A distanza di 35 anni gli italiani sono nuovamente chiamati a riformare la giustizia per via referendaria. Il nodo è la separazione delle funzioni - e quindi delle carriere - di toghe inquirenti e giudicanti, come avrebbe voluto Falcone. Che già prima che il nuovo Codice di procedura consegnasse al pm il ruolo di dominus dell'azione giudiziaria avvertiva i rischi di mancata terzietà del giudice: «Le attitudini e i compiti specifici del pm richiesti dal nuovo modello di processo penale comportano una sua specifica formazione professionale, che solo in parte coincide con quella del giudice e in punti qualificanti ne diverge nettamente.
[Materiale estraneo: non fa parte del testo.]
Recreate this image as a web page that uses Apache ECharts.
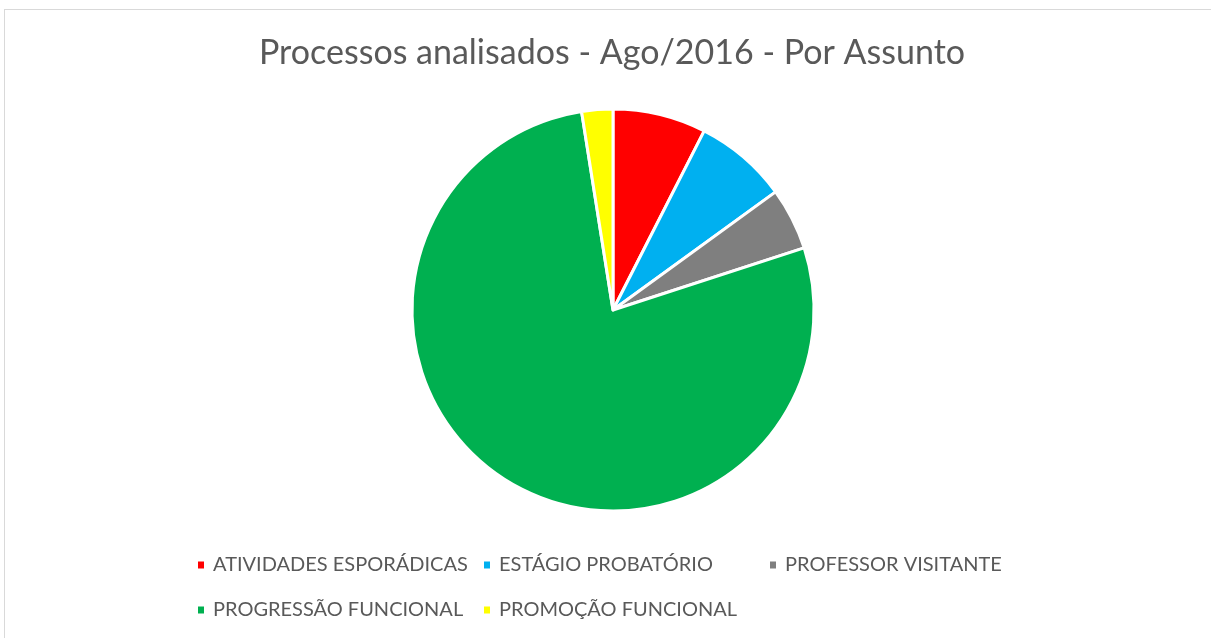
<!DOCTYPE html>
<html>
<head>
<meta charset="utf-8">
<script src="https://cdn.jsdelivr.net/npm/echarts@6/dist/echarts.min.js"></script>
<style>
  html, body { margin: 0; padding: 0; background: #fff; }
  #frame { position: absolute; left: 4px; top: 9px; width: 1207px; height: 629px;
           border-top: 1px solid #d9d9d9; border-left: 1px solid #d9d9d9; box-sizing: border-box; }
  #chart { position: absolute; left: 0; top: 0; width: 1211px; height: 638px; }
</style>
</head>
<body>
<div id="frame"></div>
<div id="chart"></div>
<script>
// dados do gráfico
const categorias = [
  "ATIVIDADES ESPORÁDICAS",
  "ESTÁGIO PROBATÓRIO",
  "PROFESSOR VISITANTE",
  "PROGRESSÃO FUNCIONAL",
  "PROMOÇÃO FUNCIONAL"
];
const valores = [3, 3, 2, 31, 1];
const cores = ["#ff0000", "#00b0f0", "#7f7f7f", "#00b050", "#ffff00"];

const myChart = echarts.init(document.getElementById("chart"));

// posição de cada item da legenda (duas linhas, estilo Excel)
const legendPos = [
  [196, 555], [482, 555], [768, 555],
  [196, 600], [482, 600]
];

const legends = categorias.map((nome, i) => ({
  data: [nome],
  left: legendPos[i][0],
  top: legendPos[i][1],
  padding: 0,
  icon: "rect",
  itemWidth: 8,
  itemHeight: 9,
  textStyle: {
    color: "#595959",
    fontSize: 20,
    fontFamily: "Lato",
    padding: [0, 0, 0, 3]
  },
  selectedMode: false
}));

const option = {
  animation: false,
  color: cores,
  title: {
    text: "Processos analisados - Ago/2016 - Por Assunto",
    left: 259,
    top: 36,
    padding: 0,
    textStyle: {
      color: "#595959",
      fontSize: 34,
      fontWeight: "normal",
      fontFamily: "Lato"
    }
  },
  legend: legends,
  series: [
    {
      type: "pie",
      center: [613, 310],
      radius: 201,
      startAngle: 90,
      clockwise: true,
      label: { show: false },
      labelLine: { show: false },
      itemStyle: {
        borderColor: "#ffffff",
        borderWidth: 3
      },
      emphasis: { disabled: true },
      data: categorias.map((nome, i) => ({ name: nome, value: valores[i] }))
    }
  ]
};

myChart.setOption(option);
</script>
</body>
</html>
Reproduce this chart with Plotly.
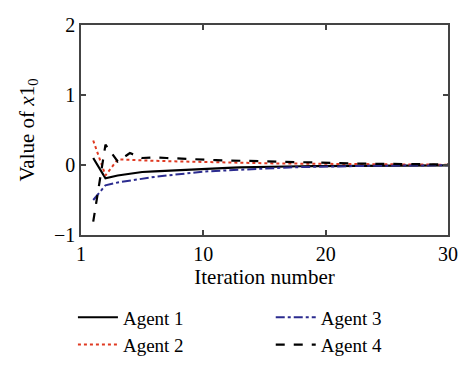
import plotly.graph_objects as go

iterations = list(range(1, 31))
agent1 = [0.10, -0.19, -0.15, -0.12, -0.10, -0.09, -0.08, -0.07, -0.06, -0.05,
          -0.045, -0.04, -0.035, -0.03, -0.027, -0.024, -0.021, -0.018, -0.016, -0.014,
          -0.012, -0.011, -0.010, -0.009, -0.008, -0.007, -0.006, -0.005, -0.004, -0.004]
agent2 = [0.35, -0.15, 0.08, 0.07, 0.06, 0.06, 0.055, 0.05, 0.045, 0.04,
          0.037, 0.034, 0.031, 0.028, 0.025, 0.022, 0.020, 0.018, 0.016, 0.014,
          0.012, 0.011, 0.010, 0.009, 0.008, 0.007, 0.006, 0.005, 0.005, 0.004]
agent3 = [-0.50, -0.29, -0.25, -0.22, -0.19, -0.17, -0.15, -0.13, -0.11, -0.095,
          -0.085, -0.075, -0.065, -0.055, -0.048, -0.040, -0.035, -0.030, -0.025, -0.020,
          -0.017, -0.015, -0.013, -0.011, -0.009, -0.008, -0.007, -0.006, -0.005, -0.004]
agent4 = [-0.81, 0.29, 0.05, 0.17, 0.10, 0.11, 0.10, 0.09, 0.08, 0.075,
          0.07, 0.065, 0.06, 0.055, 0.05, 0.045, 0.04, 0.036, 0.032, 0.028,
          0.025, 0.022, 0.019, 0.017, 0.015, 0.013, 0.011, 0.010, 0.009, 0.008]

x_tickvals = [0, 10, 20, 30]
x_ticktext = ["1", "10", "20", "30"]
y_tickvals = [-1, 0, 1, 2]

FONT = "Liberation Serif"

fig = go.Figure()
fig.add_trace(go.Scatter(x=iterations, y=agent1, mode="lines", name="Agent 1", showlegend=True,
                         line=dict(color="black", width=2.2, dash="solid"), legend="legend"))
fig.add_trace(go.Scatter(x=iterations, y=agent2, mode="lines", name="Agent 2", showlegend=True,
                         line=dict(color="#e03a22", width=2, dash="dot"), legend="legend2"))
fig.add_trace(go.Scatter(x=iterations, y=agent3, mode="lines", name="Agent 3", showlegend=True,
                         line=dict(color="#2b2b8f", width=2, dash="dashdot"), legend="legend3"))
fig.add_trace(go.Scatter(x=iterations, y=agent4, mode="lines", name="Agent 4", showlegend=True,
                         line=dict(color="black", width=2.2, dash="dash"), legend="legend4"))

axis_common = dict(showline=True, mirror="ticks", linecolor="#444", linewidth=1.5,
                   ticks="inside", ticklen=5, tickcolor="#444", tickwidth=1.5,
                   showgrid=False, zeroline=False,
                   tickfont=dict(family=FONT, size=20, color="black"))

legend_common = dict(xanchor="left", yanchor="top", orientation="v",
                     font=dict(family=FONT, size=19), itemwidth=40,
                     bgcolor="rgba(0,0,0,0)")

fig.update_layout(
    width=474, height=377,
    showlegend=True,
    margin=dict(l=81, r=26, t=25, b=142),
    plot_bgcolor="white", paper_bgcolor="white",
    font=dict(family=FONT, size=18, color="black"),
    xaxis=dict(range=[0, 30], tickvals=x_tickvals, ticktext=x_ticktext,
               title=dict(text="Iteration number", font=dict(family=FONT, size=21), standoff=4),
               **axis_common),
    yaxis=dict(range=[-1, 2], tickvals=y_tickvals,
               title=dict(text="Value of <i>x</i>1<sub>0</sub>", font=dict(family=FONT, size=21), standoff=14),
               **axis_common),
    legend=dict(x=-0.022, y=-0.302, **legend_common),
    legend2=dict(x=-0.022, y=-0.432, **legend_common),
    legend3=dict(x=0.517, y=-0.302, **legend_common),
    legend4=dict(x=0.517, y=-0.432, **legend_common),
)

fig.write_html("out.html", config={"displayModeBar": False},
               post_script="document.body.style.margin='0';document.body.style.padding='0';")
Diverse funzioni e attitudini, habitus mentale, capacità professionali richieste: investigatore il pm, arbitro il giudice».

Bestemmie per le correnti dell'Anm «che si sono trasformate in macchine elettorali per il Csm», scriveva Falcone nel 1990. La sua visione lungimirante - come dimostra drammaticamente la ricostruzione di Luca Palamara - era malvista da chi temeva di perdere potere e prestigio, assieme all'automatismo delle carriere e alla pretesa di considerare il magistrato una sorta di superuomo infallibile e incensurabile solo perché ha vinto un concorso. L'alibi per impedirlo? Il solito mantra: «Così si mette a rischio l'autonomia e l'indipendenza della magistratura». Un'obiezione alla quale Falcone rispose così: «I valori di autonomia e indipendenza non equivalgono a sostanziale irresponsabilità di un pm, reso così da una visione feticistica dell'obbligatorietà dell'azione penale e dalla mancanza di efficaci controlli sulla sua attività», altra misura in discussione alle Camere.

Di più: «Piero Calamandrei si era dichiarato favorevole a un Pg di Cassazione in Consiglio dei ministri a titolo consultivo sulla giustizia». Idee, contributi al dibattito che la magistratura non volle raccogliere. E sì che Falcone aveva anche capito che la riforma del codice avrebbe potuto creare protagonismi eccessivi, alla Tonino Di Pietro. Per questo predicava «non un pm sotto il controllo dell'esecutivo» ma procure «autonome, indipendenti, efficiente e responsabili della loro attività» limitando i rischi di sovraesposizione, iperattivismo e iperpersonalizzazione oggi molto diffusi tra funzionari di polizia e magistrati». Una follia, per l'Anm, che gliel'avrebbe fatta pagare. Ad esempio demonizzando il suo disegno di Superprocura e organizzando uno sciopero (benedetto anche da Oscar Luigi Scalfaro, che mandò un messaggio di solidarietà). Alla manifestazione partecipò Elena Paciotti, che poi ne sarebbe divenuta presidente. La stessa Paciotti il 19 gennaio 1988 al Csm sostenne la candidatura di Meli contro quella di Falcone per la nomina a procuratore capo di Palermo. E il cerchio si chiuse.

Oggi gli smemorati e i cronisti in malafede puntano il dito contro Silvio Berlusconi e le infamanti accuse di essere il mandante delle stragi del 1992, già ampiamente smontate. «I nostri governi hanno fatto della lotta alla criminalità organizzata una priorità», dice l'ex premier, ricordando il sacrificio del giudice per mano della mafia, una sciagura che secondo Berlusconi «deturpa l'Italia, allontana gli investimenti e scoraggia chi fa impresa». La riforma della giustizia che aveva in mente il centrodestra, messa a punto dall'ex Guardasigilli Angelino Alfano, fallita dopo la rovinosa caduta dell'esecutivo nel 2011.

Quella Castelli, molto simile, saltò la notte tra il 27 e il 28 luglio 2007, tre giorni prima che entrasse in vigore, grazie a un accordo in extremis tra il ministro della Giustizia Clemente Mastella e l'allora segretario dell'Anm Nello Rossi, ideologo di Md - come si legge nel libro Il caso Genchi di Edoardo Montolli - nel bel mezzo del caso Why Not. Qualche mese dopo un'inchiesta sfiorerà lo stesso Mastella e contribuirà a far cadere il secondo governo Prodi. Segno che le toghe non fanno prigionieri. Neanche con gli alleati.